Birthing Christ into the World

The day after Christmas we get the martyrdom of Stephen and today we celebrate the feast of the Holy Innocents.

Today’s feast reminds us of the world into which Jesus was born – a world of suffering and sin – a world desperately in need of the peace Jesus offers. Jesus’ world is our world. A world in which innocent young children shot to death in their school. A world in which civilians are killed in drone attacks. A world in which the poor get poorer and the rich get richer. The examples of suffering are endless. In the words of Henri Nouwen:

We live in a world groaning under its losses: the merciless wars destroying people and their countries, the hunger and starvation decimating whole populations, crime and violence holding millions of men, women and children in fear. Cancer and AIDS, cholera, malaria, and many other diseases devastating the bodies of countless people;…it’s the story of everyday life filing the newspapers and television screens. It is a world of endless losses.
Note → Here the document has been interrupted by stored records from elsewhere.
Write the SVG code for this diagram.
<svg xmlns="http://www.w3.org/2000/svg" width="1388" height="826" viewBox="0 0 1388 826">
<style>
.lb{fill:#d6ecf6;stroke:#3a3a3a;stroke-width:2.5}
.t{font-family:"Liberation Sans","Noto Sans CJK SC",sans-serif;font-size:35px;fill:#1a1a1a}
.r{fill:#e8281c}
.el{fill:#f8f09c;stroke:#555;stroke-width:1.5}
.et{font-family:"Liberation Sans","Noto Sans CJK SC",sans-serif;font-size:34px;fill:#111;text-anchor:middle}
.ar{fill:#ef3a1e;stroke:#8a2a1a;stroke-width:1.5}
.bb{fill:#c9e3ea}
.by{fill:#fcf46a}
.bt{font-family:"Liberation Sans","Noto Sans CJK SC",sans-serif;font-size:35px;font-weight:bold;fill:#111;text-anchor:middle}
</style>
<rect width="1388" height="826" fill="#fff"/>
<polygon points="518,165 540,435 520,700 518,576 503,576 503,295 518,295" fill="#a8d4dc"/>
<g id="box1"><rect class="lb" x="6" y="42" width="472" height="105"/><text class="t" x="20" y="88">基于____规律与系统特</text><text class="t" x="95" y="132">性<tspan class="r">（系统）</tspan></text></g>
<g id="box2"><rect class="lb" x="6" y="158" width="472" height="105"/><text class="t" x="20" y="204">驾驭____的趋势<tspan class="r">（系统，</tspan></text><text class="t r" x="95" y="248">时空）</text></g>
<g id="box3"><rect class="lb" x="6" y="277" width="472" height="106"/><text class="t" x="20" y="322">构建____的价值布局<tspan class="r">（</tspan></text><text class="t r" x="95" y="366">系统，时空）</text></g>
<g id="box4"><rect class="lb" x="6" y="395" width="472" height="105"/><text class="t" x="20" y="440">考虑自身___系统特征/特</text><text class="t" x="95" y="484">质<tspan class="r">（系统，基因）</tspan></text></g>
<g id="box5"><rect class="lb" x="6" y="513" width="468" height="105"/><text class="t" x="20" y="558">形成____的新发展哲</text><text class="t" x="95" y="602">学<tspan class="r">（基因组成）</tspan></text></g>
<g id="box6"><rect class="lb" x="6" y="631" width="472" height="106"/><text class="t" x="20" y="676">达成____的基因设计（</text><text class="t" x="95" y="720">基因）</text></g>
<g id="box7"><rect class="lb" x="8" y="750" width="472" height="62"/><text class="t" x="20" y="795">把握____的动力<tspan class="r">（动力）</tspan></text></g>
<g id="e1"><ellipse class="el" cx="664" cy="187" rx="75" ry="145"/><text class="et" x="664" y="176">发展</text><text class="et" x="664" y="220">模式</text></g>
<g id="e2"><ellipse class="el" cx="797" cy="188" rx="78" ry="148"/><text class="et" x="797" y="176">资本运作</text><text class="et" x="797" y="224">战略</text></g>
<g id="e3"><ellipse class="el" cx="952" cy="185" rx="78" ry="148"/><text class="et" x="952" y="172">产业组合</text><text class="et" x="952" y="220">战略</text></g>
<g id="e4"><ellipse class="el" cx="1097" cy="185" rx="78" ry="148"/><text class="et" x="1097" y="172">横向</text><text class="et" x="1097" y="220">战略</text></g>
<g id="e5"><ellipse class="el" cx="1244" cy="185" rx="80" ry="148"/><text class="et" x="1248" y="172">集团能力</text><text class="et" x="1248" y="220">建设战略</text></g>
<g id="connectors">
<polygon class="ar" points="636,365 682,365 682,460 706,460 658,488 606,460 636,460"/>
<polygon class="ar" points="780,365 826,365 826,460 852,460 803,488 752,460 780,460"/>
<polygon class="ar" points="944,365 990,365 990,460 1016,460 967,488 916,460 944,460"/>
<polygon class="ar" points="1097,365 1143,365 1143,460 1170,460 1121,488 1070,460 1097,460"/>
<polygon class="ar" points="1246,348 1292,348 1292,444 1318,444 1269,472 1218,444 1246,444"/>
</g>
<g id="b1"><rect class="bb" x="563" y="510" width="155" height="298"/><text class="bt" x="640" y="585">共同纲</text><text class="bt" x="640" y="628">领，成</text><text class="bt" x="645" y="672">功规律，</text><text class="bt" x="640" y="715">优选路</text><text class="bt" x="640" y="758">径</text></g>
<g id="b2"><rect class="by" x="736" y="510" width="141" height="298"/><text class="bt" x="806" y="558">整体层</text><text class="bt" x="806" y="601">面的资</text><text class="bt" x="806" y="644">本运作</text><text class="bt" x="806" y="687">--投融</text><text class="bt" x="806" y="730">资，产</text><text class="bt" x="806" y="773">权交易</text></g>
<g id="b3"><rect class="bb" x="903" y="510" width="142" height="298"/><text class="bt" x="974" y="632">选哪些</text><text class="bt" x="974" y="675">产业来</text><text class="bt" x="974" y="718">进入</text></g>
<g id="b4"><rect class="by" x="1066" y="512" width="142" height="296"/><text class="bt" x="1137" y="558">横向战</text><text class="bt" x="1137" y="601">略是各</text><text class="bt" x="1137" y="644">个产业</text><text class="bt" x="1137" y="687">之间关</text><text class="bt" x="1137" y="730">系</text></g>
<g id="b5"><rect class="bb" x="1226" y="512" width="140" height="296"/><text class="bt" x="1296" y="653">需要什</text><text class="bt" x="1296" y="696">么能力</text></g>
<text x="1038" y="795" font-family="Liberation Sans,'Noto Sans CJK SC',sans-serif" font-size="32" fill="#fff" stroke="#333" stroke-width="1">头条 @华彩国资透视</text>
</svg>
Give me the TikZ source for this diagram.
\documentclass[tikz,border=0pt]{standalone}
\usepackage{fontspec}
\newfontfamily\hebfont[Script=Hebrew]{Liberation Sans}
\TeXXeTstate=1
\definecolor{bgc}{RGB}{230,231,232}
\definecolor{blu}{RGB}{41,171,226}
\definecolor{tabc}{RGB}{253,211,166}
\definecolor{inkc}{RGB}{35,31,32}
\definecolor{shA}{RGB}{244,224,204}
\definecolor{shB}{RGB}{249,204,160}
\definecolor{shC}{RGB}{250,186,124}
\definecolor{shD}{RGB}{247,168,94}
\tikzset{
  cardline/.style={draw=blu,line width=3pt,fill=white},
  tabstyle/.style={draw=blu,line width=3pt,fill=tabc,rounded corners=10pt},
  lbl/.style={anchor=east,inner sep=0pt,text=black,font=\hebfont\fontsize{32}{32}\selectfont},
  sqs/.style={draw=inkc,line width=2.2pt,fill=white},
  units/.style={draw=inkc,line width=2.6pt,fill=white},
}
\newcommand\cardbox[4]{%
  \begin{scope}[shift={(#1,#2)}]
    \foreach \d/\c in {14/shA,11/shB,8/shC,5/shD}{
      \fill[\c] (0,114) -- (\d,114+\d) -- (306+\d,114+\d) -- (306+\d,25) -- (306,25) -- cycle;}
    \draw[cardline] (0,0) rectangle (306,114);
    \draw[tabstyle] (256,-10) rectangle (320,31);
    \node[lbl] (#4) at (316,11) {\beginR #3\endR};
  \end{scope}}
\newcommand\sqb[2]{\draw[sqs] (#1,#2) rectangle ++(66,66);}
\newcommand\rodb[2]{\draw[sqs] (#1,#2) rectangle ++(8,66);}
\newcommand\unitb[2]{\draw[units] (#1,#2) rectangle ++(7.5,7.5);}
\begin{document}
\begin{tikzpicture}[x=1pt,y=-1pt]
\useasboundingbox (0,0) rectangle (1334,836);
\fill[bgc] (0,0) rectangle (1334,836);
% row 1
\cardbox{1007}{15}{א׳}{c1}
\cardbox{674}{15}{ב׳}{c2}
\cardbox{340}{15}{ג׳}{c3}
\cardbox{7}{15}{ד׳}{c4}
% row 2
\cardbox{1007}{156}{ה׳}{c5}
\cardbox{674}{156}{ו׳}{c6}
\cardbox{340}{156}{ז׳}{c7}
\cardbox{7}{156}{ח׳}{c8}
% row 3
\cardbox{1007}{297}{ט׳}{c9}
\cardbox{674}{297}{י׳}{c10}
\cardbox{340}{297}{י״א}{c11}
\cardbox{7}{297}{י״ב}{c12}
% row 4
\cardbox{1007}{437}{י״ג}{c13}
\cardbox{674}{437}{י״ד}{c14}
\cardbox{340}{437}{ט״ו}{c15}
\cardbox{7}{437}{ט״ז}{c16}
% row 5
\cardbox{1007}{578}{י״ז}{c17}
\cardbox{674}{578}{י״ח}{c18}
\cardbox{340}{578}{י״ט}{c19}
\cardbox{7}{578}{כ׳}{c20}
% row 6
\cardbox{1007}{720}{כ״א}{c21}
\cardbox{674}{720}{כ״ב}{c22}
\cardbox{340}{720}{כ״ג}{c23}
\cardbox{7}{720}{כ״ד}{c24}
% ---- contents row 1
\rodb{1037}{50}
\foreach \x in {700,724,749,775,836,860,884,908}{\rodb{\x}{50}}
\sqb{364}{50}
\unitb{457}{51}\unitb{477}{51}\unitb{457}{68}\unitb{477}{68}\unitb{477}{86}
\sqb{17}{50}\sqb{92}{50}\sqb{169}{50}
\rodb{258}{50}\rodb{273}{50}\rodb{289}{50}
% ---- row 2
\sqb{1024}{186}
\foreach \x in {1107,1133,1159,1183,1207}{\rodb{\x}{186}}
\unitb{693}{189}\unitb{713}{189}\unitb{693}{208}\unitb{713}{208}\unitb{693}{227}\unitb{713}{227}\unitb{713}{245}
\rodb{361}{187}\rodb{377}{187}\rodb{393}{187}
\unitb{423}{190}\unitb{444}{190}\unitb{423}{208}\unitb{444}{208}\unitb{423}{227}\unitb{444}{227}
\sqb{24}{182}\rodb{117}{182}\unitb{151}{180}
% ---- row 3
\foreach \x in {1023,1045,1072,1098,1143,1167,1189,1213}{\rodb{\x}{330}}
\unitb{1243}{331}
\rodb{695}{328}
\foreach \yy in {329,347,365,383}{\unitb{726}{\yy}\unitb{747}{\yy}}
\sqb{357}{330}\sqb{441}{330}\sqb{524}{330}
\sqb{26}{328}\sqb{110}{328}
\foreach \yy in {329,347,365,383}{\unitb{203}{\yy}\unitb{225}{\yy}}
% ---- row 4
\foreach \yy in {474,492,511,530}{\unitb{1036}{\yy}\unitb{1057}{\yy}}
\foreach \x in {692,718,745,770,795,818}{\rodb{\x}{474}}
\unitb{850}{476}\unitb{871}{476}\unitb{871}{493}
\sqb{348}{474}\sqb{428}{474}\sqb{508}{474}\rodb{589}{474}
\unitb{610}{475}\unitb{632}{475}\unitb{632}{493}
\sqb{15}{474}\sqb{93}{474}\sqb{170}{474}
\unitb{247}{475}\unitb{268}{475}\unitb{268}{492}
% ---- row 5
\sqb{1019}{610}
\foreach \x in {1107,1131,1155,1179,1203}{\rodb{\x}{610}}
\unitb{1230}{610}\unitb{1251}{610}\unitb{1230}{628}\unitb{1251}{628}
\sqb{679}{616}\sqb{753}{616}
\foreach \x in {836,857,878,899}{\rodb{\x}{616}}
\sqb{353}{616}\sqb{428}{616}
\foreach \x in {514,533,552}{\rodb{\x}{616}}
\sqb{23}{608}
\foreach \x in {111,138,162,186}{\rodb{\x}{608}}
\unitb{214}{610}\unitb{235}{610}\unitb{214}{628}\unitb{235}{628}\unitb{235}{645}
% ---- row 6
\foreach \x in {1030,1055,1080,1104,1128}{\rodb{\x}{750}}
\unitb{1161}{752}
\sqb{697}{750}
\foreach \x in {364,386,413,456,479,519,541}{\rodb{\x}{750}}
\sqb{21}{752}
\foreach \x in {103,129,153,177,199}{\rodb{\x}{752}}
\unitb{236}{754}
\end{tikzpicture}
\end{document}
We live in a world that desperately needs Christ. And today the Christ child comes, not wrapped in swaddling clothes in a manger, but through us. Meister Eckhart wrote

What good is it to me if this eternal birth of the divine Son takes place unceasingly, but does not take place within myself? And, what good is it to me if Mary is full of grace if I am not also full of grace? What good is it to me for the Creator to give birth to his Son is I do not also give birth to him in my time and my culture? This, then, is the fullness of time: When the Son of Man is begotten in us.

Even now – so many years after the birth, suffering, death, resurrection and ascension of Jesus – the question remains for each of us: Will you help give birth to Christ in your time and culture? Will you infuse the world with Christ’s presence? We don’t answer those questions merely by singing beautiful carols around the creche. The feast we celebrate today reminds us that the world needs more from us.